### GOAL:
Write out only the lines from the start of the entries up to and including the line with "ax = fig.add_axes([15/474, 41/354, 436/474, 285/354])"; please skip the pictures.

### MATERIAL FOR THE TASK:
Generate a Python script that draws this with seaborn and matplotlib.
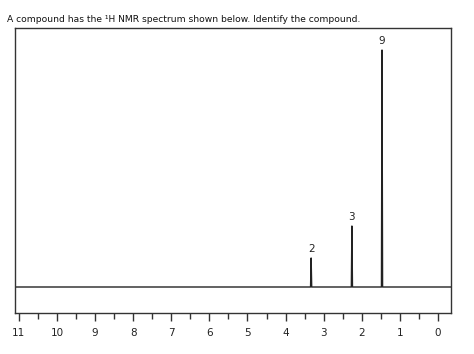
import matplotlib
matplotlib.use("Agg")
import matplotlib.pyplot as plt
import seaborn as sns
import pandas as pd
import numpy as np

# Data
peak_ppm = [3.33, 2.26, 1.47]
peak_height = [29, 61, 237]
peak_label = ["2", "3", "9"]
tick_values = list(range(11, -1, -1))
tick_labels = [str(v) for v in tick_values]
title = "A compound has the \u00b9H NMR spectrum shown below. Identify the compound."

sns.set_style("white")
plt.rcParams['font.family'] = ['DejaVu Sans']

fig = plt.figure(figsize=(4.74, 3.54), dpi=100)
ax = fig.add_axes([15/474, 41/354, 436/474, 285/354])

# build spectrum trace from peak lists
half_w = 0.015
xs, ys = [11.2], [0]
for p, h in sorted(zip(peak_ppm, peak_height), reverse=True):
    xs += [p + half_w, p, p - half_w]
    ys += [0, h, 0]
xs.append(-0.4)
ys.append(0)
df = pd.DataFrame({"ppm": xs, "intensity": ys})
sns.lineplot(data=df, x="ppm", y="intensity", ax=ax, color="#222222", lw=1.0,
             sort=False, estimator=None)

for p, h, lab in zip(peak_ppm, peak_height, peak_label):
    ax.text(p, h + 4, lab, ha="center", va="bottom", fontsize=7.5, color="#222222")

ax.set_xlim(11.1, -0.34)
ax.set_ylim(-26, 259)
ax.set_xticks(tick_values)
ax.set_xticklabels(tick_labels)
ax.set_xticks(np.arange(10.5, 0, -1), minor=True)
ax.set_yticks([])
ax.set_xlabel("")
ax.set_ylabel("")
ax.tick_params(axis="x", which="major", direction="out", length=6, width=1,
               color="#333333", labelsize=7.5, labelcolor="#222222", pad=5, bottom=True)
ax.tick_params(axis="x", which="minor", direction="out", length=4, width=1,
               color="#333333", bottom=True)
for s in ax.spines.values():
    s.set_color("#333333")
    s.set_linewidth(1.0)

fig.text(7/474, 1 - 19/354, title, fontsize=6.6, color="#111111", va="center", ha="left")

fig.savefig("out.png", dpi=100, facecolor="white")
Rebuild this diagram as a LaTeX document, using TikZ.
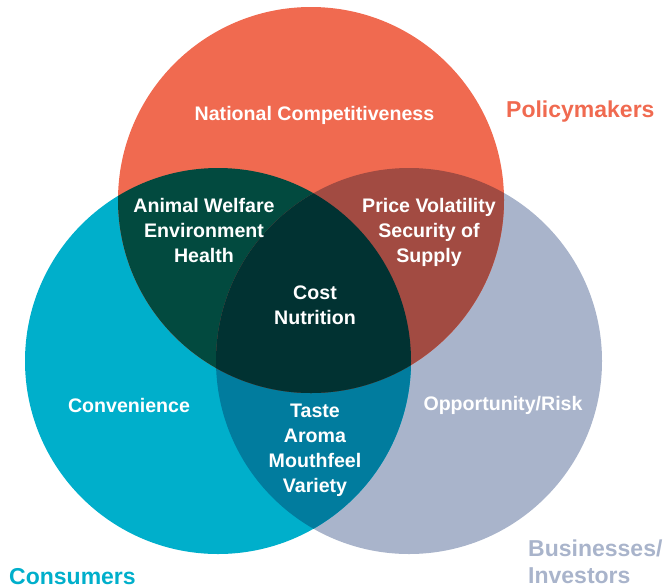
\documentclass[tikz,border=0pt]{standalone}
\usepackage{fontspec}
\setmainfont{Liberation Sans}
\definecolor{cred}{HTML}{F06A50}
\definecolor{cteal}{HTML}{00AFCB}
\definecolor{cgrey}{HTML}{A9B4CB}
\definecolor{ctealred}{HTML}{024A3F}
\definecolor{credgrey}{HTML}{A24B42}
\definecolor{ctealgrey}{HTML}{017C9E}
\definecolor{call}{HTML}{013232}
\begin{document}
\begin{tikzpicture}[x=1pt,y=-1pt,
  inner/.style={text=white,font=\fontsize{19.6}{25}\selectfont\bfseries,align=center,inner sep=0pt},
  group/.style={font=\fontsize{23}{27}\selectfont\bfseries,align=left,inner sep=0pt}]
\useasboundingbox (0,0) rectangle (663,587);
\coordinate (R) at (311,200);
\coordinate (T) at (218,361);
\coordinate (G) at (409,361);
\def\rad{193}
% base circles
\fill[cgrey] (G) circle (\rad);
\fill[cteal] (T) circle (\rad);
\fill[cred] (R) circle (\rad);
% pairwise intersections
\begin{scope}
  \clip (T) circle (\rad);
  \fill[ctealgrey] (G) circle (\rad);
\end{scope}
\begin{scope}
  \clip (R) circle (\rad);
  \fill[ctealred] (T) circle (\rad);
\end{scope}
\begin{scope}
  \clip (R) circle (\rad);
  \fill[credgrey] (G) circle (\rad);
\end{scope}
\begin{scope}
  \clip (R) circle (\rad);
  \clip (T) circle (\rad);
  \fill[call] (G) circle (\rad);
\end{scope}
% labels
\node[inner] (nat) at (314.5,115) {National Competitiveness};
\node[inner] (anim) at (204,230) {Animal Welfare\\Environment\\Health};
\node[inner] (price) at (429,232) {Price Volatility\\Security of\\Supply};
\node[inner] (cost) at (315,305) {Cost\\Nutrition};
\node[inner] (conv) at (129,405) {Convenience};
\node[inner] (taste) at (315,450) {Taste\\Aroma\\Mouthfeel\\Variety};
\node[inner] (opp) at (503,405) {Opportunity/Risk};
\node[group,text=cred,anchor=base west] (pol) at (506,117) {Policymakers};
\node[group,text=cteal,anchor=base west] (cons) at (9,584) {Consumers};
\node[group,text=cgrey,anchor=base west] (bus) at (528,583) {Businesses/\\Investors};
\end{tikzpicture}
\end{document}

### WRITTEN ANSWER:
Generate a Python script that draws this with seaborn and matplotlib.
import matplotlib
matplotlib.use("Agg")
import matplotlib.pyplot as plt
import seaborn as sns
import pandas as pd
import numpy as np

# Data
peak_ppm = [3.33, 2.26, 1.47]
peak_height = [29, 61, 237]
peak_label = ["2", "3", "9"]
tick_values = list(range(11, -1, -1))
tick_labels = [str(v) for v in tick_values]
title = "A compound has the \u00b9H NMR spectrum shown below. Identify the compound."

sns.set_style("white")
plt.rcParams['font.family'] = ['DejaVu Sans']

fig = plt.figure(figsize=(4.74, 3.54), dpi=100)
ax = fig.add_axes([15/474, 41/354, 436/474, 285/354])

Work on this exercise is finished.